SAC has officially proposed that the funding should come from the Department of Recreation and Intercollegiate Athletics, which oversees the SCC. SAC representatives claim that the department, as an athletic organization, has a much better sense of the needs of the sports clubs.

But neither the recreation department nor the SCC want any part of that plan.

"SAC needs to understand that we are about students first," SCC President and College senior Whit Matthews said. "We are a student group. We want to remain a part of SAC."

Last year, representatives from the SCC, SAC, the UA and the recreation department met with Provost Robert Barchi to discuss the possibility of shifting the funding of the SCC to other sources. However, no final decision was made, and talks were extended into this academic year.

Now, with another semester on the horizon, there is no end in sight to the funding dilemma, and frustration is mounting on all sides.

"Every year, sports clubs had rightfully complained to the SAC executive board that they were underfunded and it was time that the SCC and the University realized that it was their duty to partially fund the SCC," former UA Chairman and Class of 2001 alumnus Michael Bassik said.

Last February, under Bassik's term, the UA issued its only statement on the subject to date, saying that if the recreation department were to assume funding of the SCC, it would be a much smaller dent in the organization's multi-million dollar budget. The same allocation that SAC currently sets aside for the SCC would constitute only 1.4 percent of that department's $7.4 million budget.

The UA has yet to review the issue this semester in their executive committee or general body meetings. But UA Chairwoman and College senior Dana Hork said the UA is still operating under last year's proposal. Hork has represented SAC in negotiations with the Provost, advocating that the recreation department assume funding responsibilities for the SCC.

Meetings on this subject continue, but to date there has not been a discussion in which all of the parties involved were present.

"Students are going to need to sit down and rehash this," Department Director of Recreation Michael Diorka said. "This is part of the larger picture about the question of student group funding. All student organizations need to address this issue."

One alternative being considered is drawing funding from the recreation fee that will be instituted with the opening of the new Pottruck Health and Fitness Center.
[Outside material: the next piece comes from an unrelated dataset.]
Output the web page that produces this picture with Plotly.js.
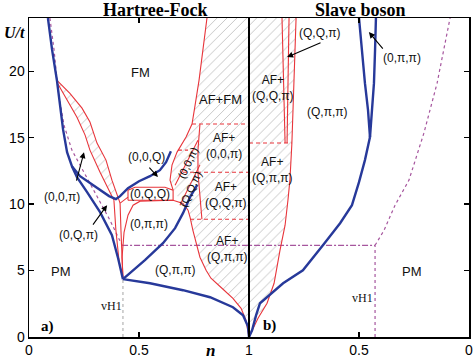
<!DOCTYPE html>
<html><head><meta charset="utf-8">
<script src="https://cdn.plot.ly/plotly-3.0.1.min.js"></script>
<style>body{margin:0;background:#fff}#c{width:474px;height:361px}</style>
</head><body><div id="c"></div>
<script>
// ---------- Hartree-Fock panel (x = n) ----------
const hfFmBlueN = [0.086,0.105,0.127,0.141,0.155,0.173,0.195,0.232,0.305,0.364,0.395,0.414,0.45,0.50,0.55,0.595,0.623,0.645];
const hfFmBlueU = [24.0,21.6,19.3,17.45,15.6,13.9,12.85,12.1,11.27,10.6,10.37,10.6,11.2,11.72,12.1,12.55,13.15,13.98];
const hfPmBlueN = [0.195,0.218,0.264,0.323,0.377,0.405,0.427];
const hfPmBlueU = [12.85,12.03,10.9,9.39,7.66,5.93,4.35];
const hfMidBlueN = [0.427,0.527,0.609,0.664,0.70,0.732,0.764];
const hfMidBlueU = [4.35,5.78,7.06,8.19,9.32,10.52,11.42];
const hfLowBlueN = [0.427,0.55,0.70,0.823,0.927,0.973,0.995,1.0];
const hfLowBlueU = [4.35,4.04,3.52,2.99,2.24,1.64,0.81,0];

const hfFmRedN = [0.809,0.791,0.773,0.755,0.741,0.714,0.686,0.673,0.65,0.641,0.655];
const hfFmRedU = [24,21.59,19.33,17.45,16.02,15.04,14.29,13.91,12.93,11.8,11.05];
const hfWedgeOutN = [0.127,0.186,0.241,0.277,0.309,0.35,0.377,0.40,0.414];
const hfWedgeOutU = [19.31,18.33,17.22,16.17,14.59,13.31,11.8,10.67,10.07];
const hfWedgeInN = [0.127,0.173,0.218,0.255,0.277,0.323,0.364,0.386];
const hfWedgeInU = [19.17,17.82,16.54,15.19,14.06,12.4,11.05,10.29];
const hfColAN = [0.386,0.395,0.409,0.423], hfColAU = [10.29,8.03,5.77,4.64];
const hfColBN = [0.45,0.414,0.418,0.423,0.427], hfColBU = [10.52,10.07,8.03,6.15,4.35];
const hfBoxN = [0.45,0.45,0.482,0.618,0.655,0.655,0.45];
const hfBoxU = [10.29,11.05,11.27,11.27,11.05,10.29,10.29];
const hfBigRedN = [0.427,0.423,0.432,0.45,0.473,0.505,0.655,0.70,0.723,0.732,0.745,0.764,0.777,0.805,0.827,0.882,0.927,0.964,0.986,1.0];
const hfBigRedU = [4.5,6.0,7.88,9.16,9.92,10.22,10.29,10.05,9.54,9.01,8.03,6.9,6.0,5.02,4.42,3.59,2.91,2.16,1.26,0];
const hfStripeRN = [0.777,0.768,0.768,0.777,0.786], hfStripeRU = [16.0,14.06,12.4,10.52,8.86];
const hfDiag1N = [0.768,0.664], hfDiag1U = [14.81,11.41];
const hfDiag2N = [0.777,0.686], hfDiag2U = [12.95,9.92];
// dashed horizontal red levels
const hfDashU = [16.02,14.06,12.4,8.86];
const hfDashFrom = [0.741,0.677,0.70,0.732];
const hfDashTo = [1,0.723,1,1];
// purple lines
const hfDotN = [0.095,0.114,0.132,0.159,0.195,0.227,0.277,0.318,0.368,0.423];
const hfDotU = [24,21.59,18.57,15.94,14.06,13.08,11.65,10.29,8.79,6.9];
const vh1U = 6.9, vh1N = 0.427, hfCuspU = 4.35;

// ---------- Slave boson panel (x = n, drawn mirrored) ----------
const sbBlueN = [1.0,0.986,0.968,0.95,0.845,0.755,0.664,0.586,0.532,0.50,0.473,0.45];
const sbBlueU = [0,0.5,1.63,2.54,4.04,5.02,6.9,8.56,9.92,11.65,13.31,15.04];
const sbBlueLN = [0.45,0.459,0.473,0.486,0.50], sbBlueLU = [15.04,17.07,19.1,21.59,24];
const sbBlueRN = [0.45,0.441,0.432,0.427,0.423], sbBlueRU = [15.04,17.07,19.1,21.59,24];
const sbRedN = [1.0,0.986,0.959,0.918,0.886,0.859,0.836,0.823,0.814,0.805,0.795,0.786];
const sbRedU = [0,0.5,1.41,2.54,4.04,6.53,8.41,10.29,11.8,14.59,19.33,24];
const sbRedAN = [0.85,0.836], sbRedAU = [24,14.59];
const sbRedBN = [0.818,0.827], sbRedBU = [24,14.59];
const sbDashU = 14.59, sbDashTo = 0.805;
const sbDotN = [0.427,0.386,0.336,0.273,0.205,0.145,0.086];
const sbDotU = [6.9,8.03,9.92,11.8,15.34,19.1,24];

const xTickVals = [0,0.5,1,1.5,2];
const xTickText = ['0','0.5','1','0.5','0'];
const yTickVals = [0,5,10,15,20];

const M = a => a.map(n => 2 - n);   // mirror right panel
const BLUE = '#27399a', RED = '#e8353b', PURP = '#a6569e', GREY='#b4b4b4';
const traces = [];
function L(x, y, color, width, dash){ traces.push({x, y, mode:'lines', line:{color, width, dash: dash||'solid'}, hoverinfo:'skip', showlegend:false}); }
const hatch = {shape:'/', fgcolor:'#bdbdbd', bgcolor:'rgba(0,0,0,0)', size:7, solidity:0.12};
function H(x, y){ traces.push({x, y, mode:'lines', fill:'toself', fillcolor:'rgba(0,0,0,0)', fillpattern:hatch, line:{width:0, color:'rgba(0,0,0,0)'}, hoverinfo:'skip', showlegend:false}); }

{
  const i0 = hfBigRedN.indexOf(0.732);
  const hx = hfFmRedN.slice(0,10).concat([0.655,0.70,0.723], hfBigRedN.slice(i0), [1]);
  const hy = hfFmRedU.slice(0,10).concat([11.05,10.05,9.54], hfBigRedU.slice(i0), [24]);
  H(hx, hy);
  H(hfWedgeOutN.concat(hfWedgeInN.slice().reverse()), hfWedgeOutU.concat(hfWedgeInU.slice().reverse()));
  H(M(sbRedN).concat([1]), sbRedU.concat([24]));
}
L(hfDotN, hfDotU, PURP, 1.2, 'dot');
L([hfDotN[hfDotN.length-1], 2 - vh1N], [vh1U, vh1U], PURP, 1.2, '6px,2px,2px,2px');
L(M(sbDotN), sbDotU, PURP, 1.2, 'dot');
L([vh1N, vh1N], [0, hfCuspU], GREY, 1.2, 'dot');
L([2-vh1N, 2-vh1N], [0, vh1U], PURP, 1.2, 'dot');
[[hfFmRedN,hfFmRedU],[hfWedgeOutN,hfWedgeOutU],[hfWedgeInN,hfWedgeInU],[hfColAN,hfColAU],[hfColBN,hfColBU],
 [hfBoxN,hfBoxU],[hfBigRedN,hfBigRedU],[hfStripeRN,hfStripeRU],[hfDiag1N,hfDiag1U],[hfDiag2N,hfDiag2U]].forEach(p=>L(p[0],p[1],RED,1.1));
hfDashU.forEach((u,i)=>L([hfDashFrom[i],hfDashTo[i]],[u,u],RED,1.1,'4px,3px'));
L(M(sbRedN), sbRedU, RED, 1.1);
L(M(sbRedAN), sbRedAU, RED, 1.1);
L(M(sbRedBN), sbRedBU, RED, 1.1);
L([1, 2-sbDashTo], [sbDashU, sbDashU], RED, 1.1, '4px,3px');
[[hfFmBlueN,hfFmBlueU],[hfPmBlueN,hfPmBlueU],[hfMidBlueN,hfMidBlueU],[hfLowBlueN,hfLowBlueU]].forEach(p=>L(p[0],p[1],BLUE,2.4));
L(M(sbBlueN), sbBlueU, BLUE, 2.4);
L(M(sbBlueLN), sbBlueLU, BLUE, 2.4);
L(M(sbBlueRN), sbBlueRU, BLUE, 2.4);
L([1,1],[0,24],'#000',2);

const SANS = 'Liberation Sans, Arial, sans-serif', SERIF = 'Liberation Serif, Times New Roman, serif';
const ann = [];
function T(x, y, text, size, extra){ ann.push(Object.assign({x, y, xref:'x', yref:'y', xanchor:'center', yanchor:'middle', text, showarrow:false, font:{family:SANS, size:size||12, color:'#111'}}, extra||{})); }
function A(hx, hy, tx, ty){ ann.push({x:hx, y:hy, ax:tx, ay:ty, xref:'x', yref:'y', axref:'x', ayref:'y', text:'', showarrow:true, arrowhead:2, arrowsize:1.1, arrowwidth:1.1, arrowcolor:'#000'}); }
T(0.505, 19.93, 'FM', 13);
T(0.87, 17.9, 'AF+FM', 13);
T(0.886, 14.4, 'AF+<br>(0,0,π)', 12);
T(0.895, 10.7, 'AF+<br>(Q,Q,π)', 12);
T(0.90, 6.6, 'AF+<br>(Q,π,π)', 12);
T(0.536, 13.53, '(0,0,Q)', 12);
T(0.15, 10.52, '(0,0,π)', 12);
T(0.227, 7.66, '(0,Q,π)', 12);
T(0.545, 8.47, '(0,π,π)', 12);
T(0.55, 10.73, '(0,Q,Q)', 12);
T(0.664, 5.02, '(Q,π,π)', 12);
T(0.145, 4.94, 'PM', 13);
T(0.373, 2.31, 'vH1', 12, {font:{family:SERIF,size:12,color:'#111'}});
T(0.082, 0.81, '<b>a)</b>', 15, {font:{family:SERIF,size:15,color:'#000'}});
T(0.723, 13.06, '(0,0,π)', 11, {textangle:-65});
T(0.735, 11.1, '(Q,Q,π)', 11, {textangle:-65});
T(1.109, 18.73, 'AF+<br>(Q,Q,π)', 12);
T(1.105, 12.55, 'AF+<br>(Q,π,π)', 12);
T(1.323, 22.87, '(Q,Q,π)', 12);
T(1.695, 20.98, '(0,π,π)', 12);
T(1.359, 16.92, '(Q,π,π)', 12);
T(1.741, 4.94, 'PM', 13);
T(1.514, 2.91, 'vH1', 12, {font:{family:SERIF,size:12,color:'#111'}});
T(1.095, 0.88, '<b>b)</b>', 15, {font:{family:SERIF,size:15,color:'#000'}});
A(0.586, 12.03, 0.541, 12.86);
A(0.25, 13.9, 0.214, 11.65);
A(0.355, 9.92, 0.286, 8.34);
A(2-0.827, 21.06, 2-0.668, 22.19);
A(2-0.455, 22.94, 2-0.386, 21.59);
function P(x, y, text, font, xref){ ann.push({xref:xref||'paper', yref:'paper', x, y, xanchor:'center', yanchor:'middle', text, showarrow:false, font}); }
P(0.573, 1.025, '<b>Hartree-Fock</b>', {family:SERIF, size:18, color:'#000'}, 'x');
P(1.505, 1.025, '<b>Slave boson</b>', {family:SERIF, size:18, color:'#000'}, 'x');
P(-0.034, 0.953, '<b><i>U/t</i></b>', {family:SERIF, size:16, color:'#000'});
P(0.827, -0.041, '<b><i>n</i></b>', {family:SERIF, size:17, color:'#000'}, 'x');

const layout = {
  width:474, height:361, margin:{l:29, r:5, t:18, b:24},
  paper_bgcolor:'#fff', plot_bgcolor:'#fff', showlegend:false,
  xaxis:{range:[0,2], tickvals:xTickVals, ticktext:xTickText, ticks:'inside', ticklen:5, tickwidth:1.2, tickcolor:'#000',
    showline:true, linecolor:'#000', linewidth:1.5, mirror:'ticks', showgrid:false, zeroline:false,
    tickfont:{family:SANS, size:14, color:'#000'}},
  yaxis:{range:[0,24], tickvals:yTickVals, ticks:'inside', ticklen:5, tickwidth:1.2, tickcolor:'#000',
    showline:true, linecolor:'#000', linewidth:1.5, mirror:'ticks', showgrid:false, zeroline:false,
    tickfont:{family:SANS, size:14, color:'#000'}},
  annotations: ann
};
Plotly.newPlot('c', traces, layout, {staticPlot:true, displayModeBar:false});
</script></body></html>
The fee will be implemented to help cover the operating budget of the new gym, scheduled to be completed in 2003.

According to Hork, some parties involved are advocating raising the fee by a few dollars to help ease the burden on SAC.

But the idea of using the recreation fee to cover the sports clubs seems "kind of ludicrous" to Diorka.

"This is not what that kind of fee was intended for," he said. "There are operating and maintenance fees to run the new building, but that fee is to take care of that building, not to take care of sports clubs."

Matthews said that the actual source of the funding is of no concern to the SCC, but all things considered, they would rather remain members of SAC.

"Sports clubs in general can't be pushed off from one department to another," he said. "We want the University to say the sports clubs are important and not push us off from one group to another and say, 'you guys deal with them.'"

Matthews said the number of students clamoring to be a part of the SCC continues to grow, and they need a budget of at least $150,000 to sustain all 30 teams. The SCC received $95,000 from SAC in 1999, but last year their funding plummeted to $65,000. This year, club sports teams received about $85,000 in total. The remainder of the necessary budget is made up through membership dues to the various club teams.